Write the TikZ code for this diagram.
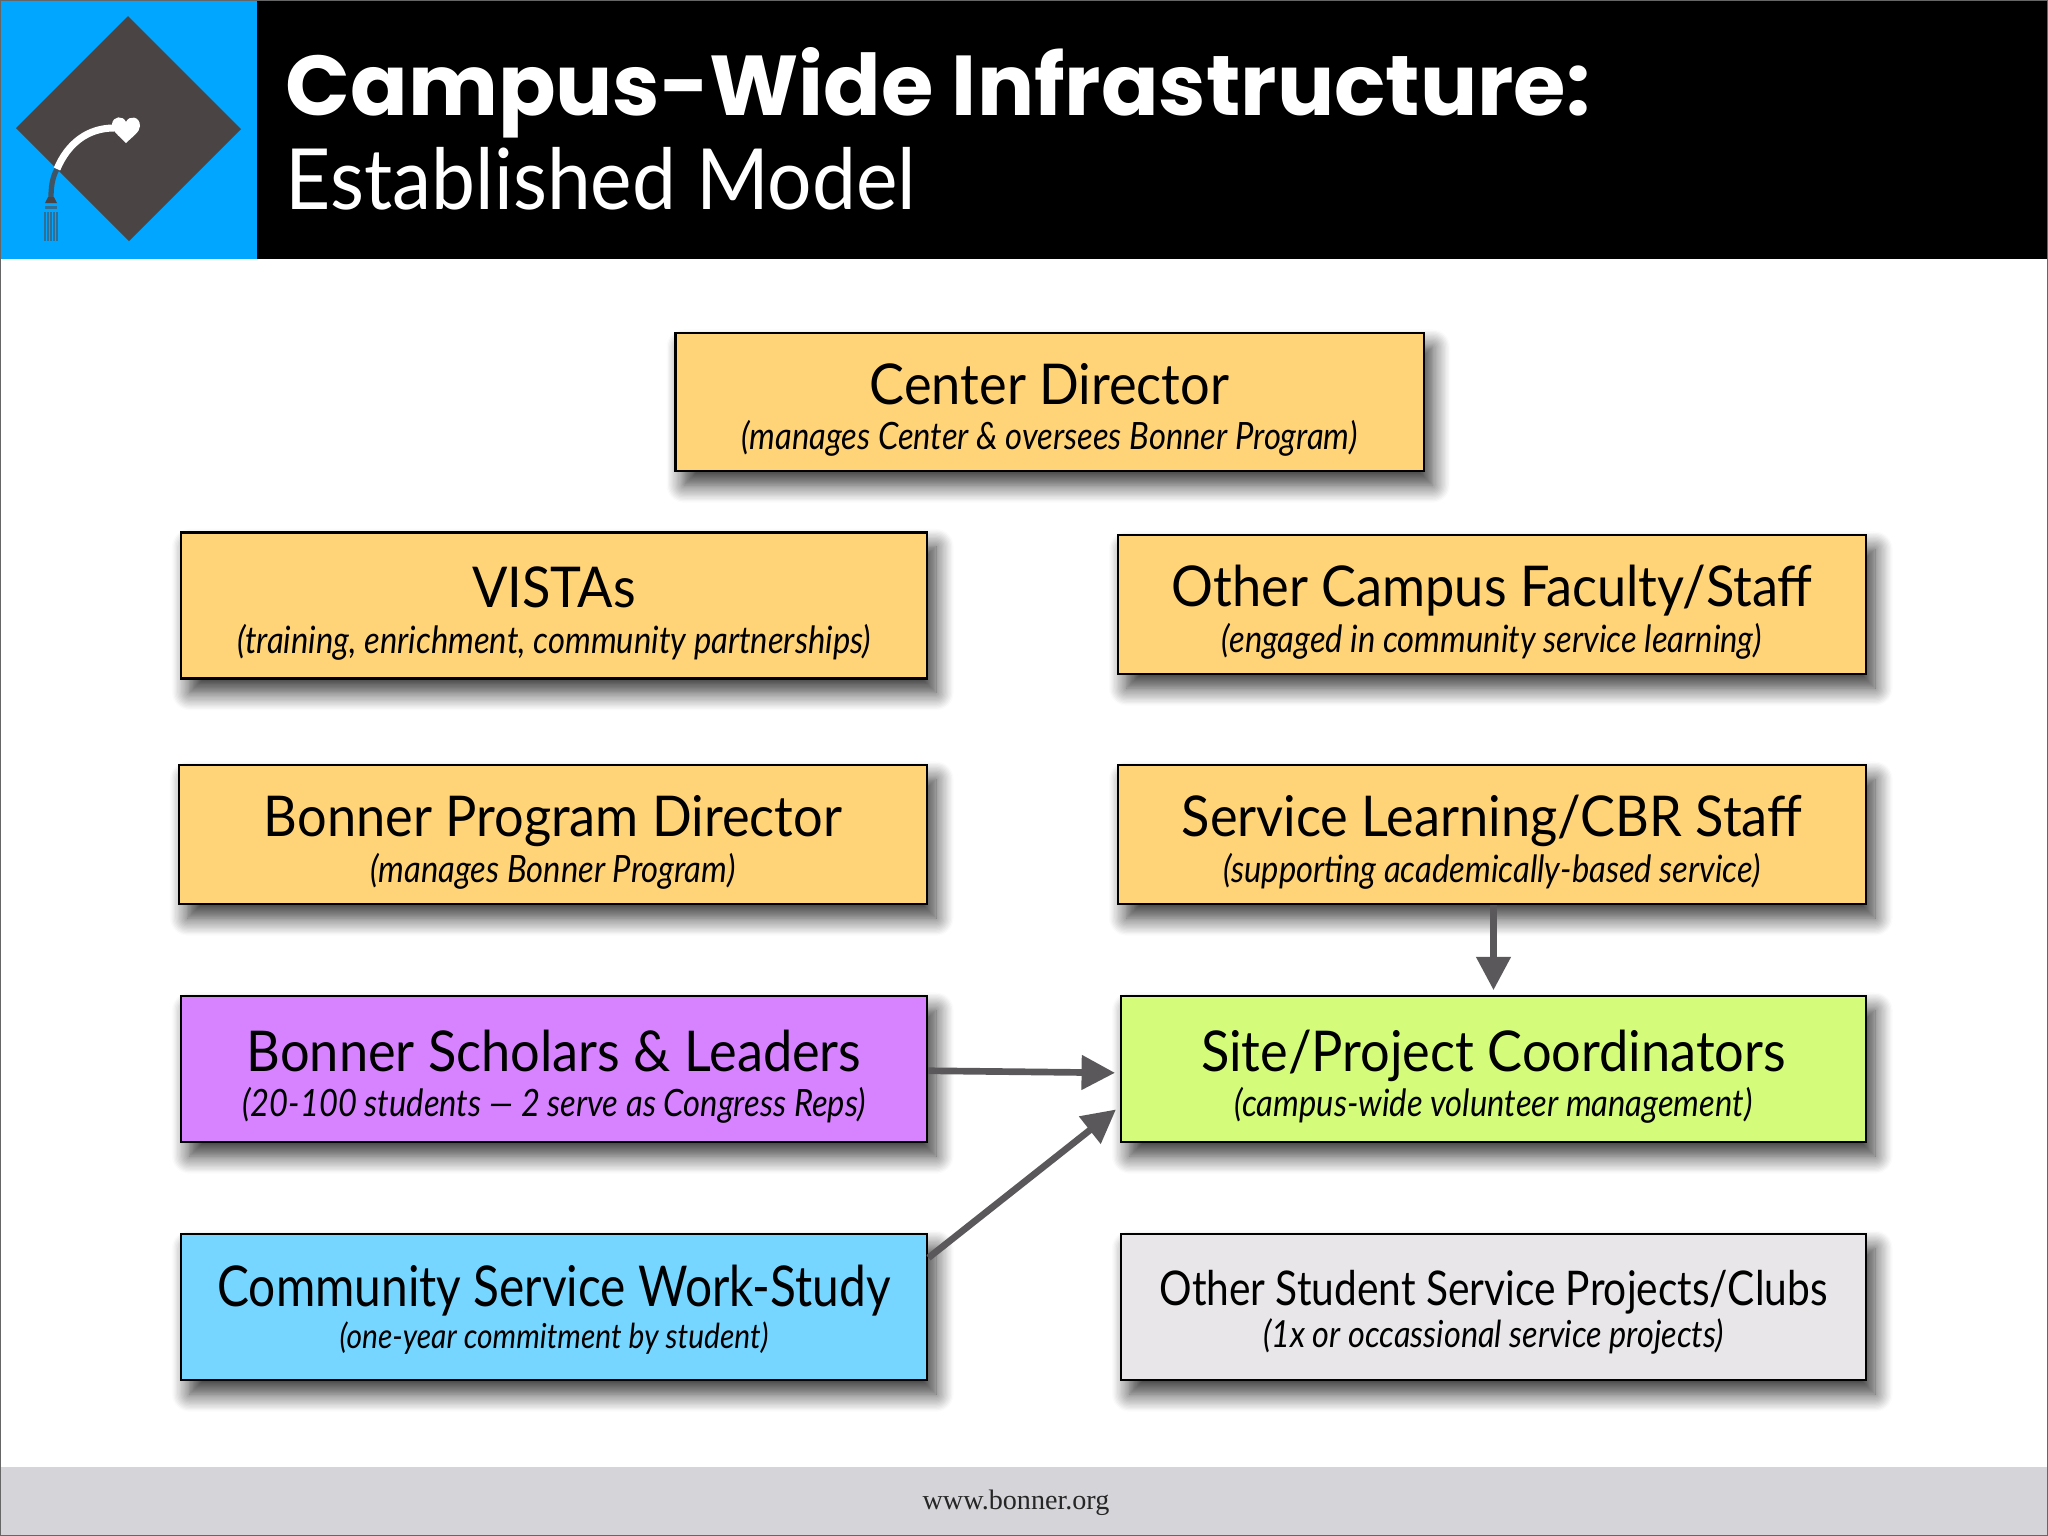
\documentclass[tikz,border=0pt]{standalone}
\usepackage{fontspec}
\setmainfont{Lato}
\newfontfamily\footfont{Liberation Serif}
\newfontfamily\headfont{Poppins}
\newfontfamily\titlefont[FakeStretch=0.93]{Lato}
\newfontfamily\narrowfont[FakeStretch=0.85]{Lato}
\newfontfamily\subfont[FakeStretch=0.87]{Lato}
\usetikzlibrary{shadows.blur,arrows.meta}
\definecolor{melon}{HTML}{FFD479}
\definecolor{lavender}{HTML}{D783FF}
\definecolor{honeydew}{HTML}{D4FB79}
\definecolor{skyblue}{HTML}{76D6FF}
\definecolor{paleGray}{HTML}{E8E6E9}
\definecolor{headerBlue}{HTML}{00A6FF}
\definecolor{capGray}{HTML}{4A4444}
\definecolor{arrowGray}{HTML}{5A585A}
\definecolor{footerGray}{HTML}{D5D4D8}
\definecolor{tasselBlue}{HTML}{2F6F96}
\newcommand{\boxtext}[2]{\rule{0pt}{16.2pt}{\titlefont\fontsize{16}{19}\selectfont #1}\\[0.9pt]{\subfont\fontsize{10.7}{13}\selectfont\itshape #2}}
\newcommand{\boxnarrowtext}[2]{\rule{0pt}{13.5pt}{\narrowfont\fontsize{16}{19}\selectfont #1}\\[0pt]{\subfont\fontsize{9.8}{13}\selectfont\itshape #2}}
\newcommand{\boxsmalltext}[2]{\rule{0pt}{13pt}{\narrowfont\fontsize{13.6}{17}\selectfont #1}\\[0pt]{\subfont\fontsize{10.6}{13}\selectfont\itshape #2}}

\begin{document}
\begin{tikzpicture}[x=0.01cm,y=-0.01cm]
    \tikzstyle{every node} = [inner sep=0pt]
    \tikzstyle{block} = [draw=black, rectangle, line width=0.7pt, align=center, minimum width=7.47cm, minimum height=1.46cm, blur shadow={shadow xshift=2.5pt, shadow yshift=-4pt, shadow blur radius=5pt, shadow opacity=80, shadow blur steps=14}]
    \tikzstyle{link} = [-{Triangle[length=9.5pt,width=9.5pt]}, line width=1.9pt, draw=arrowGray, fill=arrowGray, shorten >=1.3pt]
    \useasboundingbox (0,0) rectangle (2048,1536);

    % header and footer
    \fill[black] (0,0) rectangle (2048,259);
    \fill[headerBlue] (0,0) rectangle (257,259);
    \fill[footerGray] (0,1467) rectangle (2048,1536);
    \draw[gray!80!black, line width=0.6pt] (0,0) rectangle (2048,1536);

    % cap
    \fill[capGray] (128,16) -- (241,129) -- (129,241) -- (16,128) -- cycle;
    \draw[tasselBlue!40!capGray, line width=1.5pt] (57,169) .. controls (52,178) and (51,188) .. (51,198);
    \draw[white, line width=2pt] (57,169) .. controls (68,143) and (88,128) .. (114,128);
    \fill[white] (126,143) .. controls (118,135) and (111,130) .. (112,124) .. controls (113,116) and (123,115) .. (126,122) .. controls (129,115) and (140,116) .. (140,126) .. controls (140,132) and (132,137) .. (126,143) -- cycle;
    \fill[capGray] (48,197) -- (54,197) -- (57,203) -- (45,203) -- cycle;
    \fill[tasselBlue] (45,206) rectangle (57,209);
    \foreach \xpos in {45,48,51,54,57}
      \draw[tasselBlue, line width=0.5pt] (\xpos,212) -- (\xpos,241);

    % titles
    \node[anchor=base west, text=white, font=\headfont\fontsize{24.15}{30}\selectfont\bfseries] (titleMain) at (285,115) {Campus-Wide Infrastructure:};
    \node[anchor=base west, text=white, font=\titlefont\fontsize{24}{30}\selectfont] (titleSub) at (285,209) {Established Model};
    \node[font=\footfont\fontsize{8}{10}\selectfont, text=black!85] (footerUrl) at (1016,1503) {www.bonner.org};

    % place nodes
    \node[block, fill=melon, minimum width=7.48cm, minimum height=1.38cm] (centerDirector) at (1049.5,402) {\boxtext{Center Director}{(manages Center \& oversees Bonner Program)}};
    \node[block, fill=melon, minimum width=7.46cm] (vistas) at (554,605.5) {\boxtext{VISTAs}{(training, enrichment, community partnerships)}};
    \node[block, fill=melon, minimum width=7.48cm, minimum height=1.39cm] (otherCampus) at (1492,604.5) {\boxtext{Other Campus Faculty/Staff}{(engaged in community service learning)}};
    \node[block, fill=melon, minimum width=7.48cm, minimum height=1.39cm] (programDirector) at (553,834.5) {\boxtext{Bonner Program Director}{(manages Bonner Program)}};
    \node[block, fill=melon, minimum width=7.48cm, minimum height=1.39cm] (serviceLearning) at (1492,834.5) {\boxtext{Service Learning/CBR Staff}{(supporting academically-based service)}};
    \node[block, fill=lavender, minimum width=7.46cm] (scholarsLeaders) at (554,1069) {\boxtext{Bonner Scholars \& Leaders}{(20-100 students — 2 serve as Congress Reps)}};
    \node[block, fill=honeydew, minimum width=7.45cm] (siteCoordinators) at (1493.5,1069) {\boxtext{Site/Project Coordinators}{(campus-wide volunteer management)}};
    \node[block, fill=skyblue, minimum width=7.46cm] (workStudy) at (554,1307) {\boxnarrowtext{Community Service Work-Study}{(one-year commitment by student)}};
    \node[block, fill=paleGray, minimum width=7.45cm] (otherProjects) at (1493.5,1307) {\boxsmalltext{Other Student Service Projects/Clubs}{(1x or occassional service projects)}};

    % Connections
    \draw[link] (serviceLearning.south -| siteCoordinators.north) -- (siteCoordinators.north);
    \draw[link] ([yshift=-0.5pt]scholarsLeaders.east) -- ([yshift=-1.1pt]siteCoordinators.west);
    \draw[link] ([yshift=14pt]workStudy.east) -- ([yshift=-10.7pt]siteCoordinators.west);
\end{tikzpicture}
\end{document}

= = = =

» Your instructions
Write out the material above once more, exactly as it reads, with no pictures.

» Reply to the exercise
Write the TikZ code for this diagram.
\documentclass[tikz,border=0pt]{standalone}
\usepackage{fontspec}
\setmainfont{Lato}
\newfontfamily\footfont{Liberation Serif}
\newfontfamily\headfont{Poppins}
\newfontfamily\titlefont[FakeStretch=0.93]{Lato}
\newfontfamily\narrowfont[FakeStretch=0.85]{Lato}
\newfontfamily\subfont[FakeStretch=0.87]{Lato}
\usetikzlibrary{shadows.blur,arrows.meta}
\definecolor{melon}{HTML}{FFD479}
\definecolor{lavender}{HTML}{D783FF}
\definecolor{honeydew}{HTML}{D4FB79}
\definecolor{skyblue}{HTML}{76D6FF}
\definecolor{paleGray}{HTML}{E8E6E9}
\definecolor{headerBlue}{HTML}{00A6FF}
\definecolor{capGray}{HTML}{4A4444}
\definecolor{arrowGray}{HTML}{5A585A}
\definecolor{footerGray}{HTML}{D5D4D8}
\definecolor{tasselBlue}{HTML}{2F6F96}
\newcommand{\boxtext}[2]{\rule{0pt}{16.2pt}{\titlefont\fontsize{16}{19}\selectfont #1}\\[0.9pt]{\subfont\fontsize{10.7}{13}\selectfont\itshape #2}}
\newcommand{\boxnarrowtext}[2]{\rule{0pt}{13.5pt}{\narrowfont\fontsize{16}{19}\selectfont #1}\\[0pt]{\subfont\fontsize{9.8}{13}\selectfont\itshape #2}}
\newcommand{\boxsmalltext}[2]{\rule{0pt}{13pt}{\narrowfont\fontsize{13.6}{17}\selectfont #1}\\[0pt]{\subfont\fontsize{10.6}{13}\selectfont\itshape #2}}

\begin{document}
\begin{tikzpicture}[x=0.01cm,y=-0.01cm]
    \tikzstyle{every node} = [inner sep=0pt]
    \tikzstyle{block} = [draw=black, rectangle, line width=0.7pt, align=center, minimum width=7.47cm, minimum height=1.46cm, blur shadow={shadow xshift=2.5pt, shadow yshift=-4pt, shadow blur radius=5pt, shadow opacity=80, shadow blur steps=14}]
    \tikzstyle{link} = [-{Triangle[length=9.5pt,width=9.5pt]}, line width=1.9pt, draw=arrowGray, fill=arrowGray, shorten >=1.3pt]
    \useasboundingbox (0,0) rectangle (2048,1536);

    % header and footer
    \fill[black] (0,0) rectangle (2048,259);
    \fill[headerBlue] (0,0) rectangle (257,259);
    \fill[footerGray] (0,1467) rectangle (2048,1536);
    \draw[gray!80!black, line width=0.6pt] (0,0) rectangle (2048,1536);

    % cap
    \fill[capGray] (128,16) -- (241,129) -- (129,241) -- (16,128) -- cycle;
    \draw[tasselBlue!40!capGray, line width=1.5pt] (57,169) .. controls (52,178) and (51,188) .. (51,198);
    \draw[white, line width=2pt] (57,169) .. controls (68,143) and (88,128) .. (114,128);
    \fill[white] (126,143) .. controls (118,135) and (111,130) .. (112,124) .. controls (113,116) and (123,115) .. (126,122) .. controls (129,115) and (140,116) .. (140,126) .. controls (140,132) and (132,137) .. (126,143) -- cycle;
    \fill[capGray] (48,197) -- (54,197) -- (57,203) -- (45,203) -- cycle;
    \fill[tasselBlue] (45,206) rectangle (57,209);
    \foreach \xpos in {45,48,51,54,57}
      \draw[tasselBlue, line width=0.5pt] (\xpos,212) -- (\xpos,241);

    % titles
    \node[anchor=base west, text=white, font=\headfont\fontsize{24.15}{30}\selectfont\bfseries] (titleMain) at (285,115) {Campus-Wide Infrastructure:};
    \node[anchor=base west, text=white, font=\titlefont\fontsize{24}{30}\selectfont] (titleSub) at (285,209) {Established Model};
    \node[font=\footfont\fontsize{8}{10}\selectfont, text=black!85] (footerUrl) at (1016,1503) {www.bonner.org};

    % place nodes
    \node[block, fill=melon, minimum width=7.48cm, minimum height=1.38cm] (centerDirector) at (1049.5,402) {\boxtext{Center Director}{(manages Center \& oversees Bonner Program)}};
    \node[block, fill=melon, minimum width=7.46cm] (vistas) at (554,605.5) {\boxtext{VISTAs}{(training, enrichment, community partnerships)}};
    \node[block, fill=melon, minimum width=7.48cm, minimum height=1.39cm] (otherCampus) at (1492,604.5) {\boxtext{Other Campus Faculty/Staff}{(engaged in community service learning)}};
    \node[block, fill=melon, minimum width=7.48cm, minimum height=1.39cm] (programDirector) at (553,834.5) {\boxtext{Bonner Program Director}{(manages Bonner Program)}};
    \node[block, fill=melon, minimum width=7.48cm, minimum height=1.39cm] (serviceLearning) at (1492,834.5) {\boxtext{Service Learning/CBR Staff}{(supporting academically-based service)}};
    \node[block, fill=lavender, minimum width=7.46cm] (scholarsLeaders) at (554,1069) {\boxtext{Bonner Scholars \& Leaders}{(20-100 students — 2 serve as Congress Reps)}};
    \node[block, fill=honeydew, minimum width=7.45cm] (siteCoordinators) at (1493.5,1069) {\boxtext{Site/Project Coordinators}{(campus-wide volunteer management)}};
    \node[block, fill=skyblue, minimum width=7.46cm] (workStudy) at (554,1307) {\boxnarrowtext{Community Service Work-Study}{(one-year commitment by student)}};
    \node[block, fill=paleGray, minimum width=7.45cm] (otherProjects) at (1493.5,1307) {\boxsmalltext{Other Student Service Projects/Clubs}{(1x or occassional service projects)}};

    % Connections
    \draw[link] (serviceLearning.south -| siteCoordinators.north) -- (siteCoordinators.north);
    \draw[link] ([yshift=-0.5pt]scholarsLeaders.east) -- ([yshift=-1.1pt]siteCoordinators.west);
    \draw[link] ([yshift=14pt]workStudy.east) -- ([yshift=-10.7pt]siteCoordinators.west);
\end{tikzpicture}
\end{document}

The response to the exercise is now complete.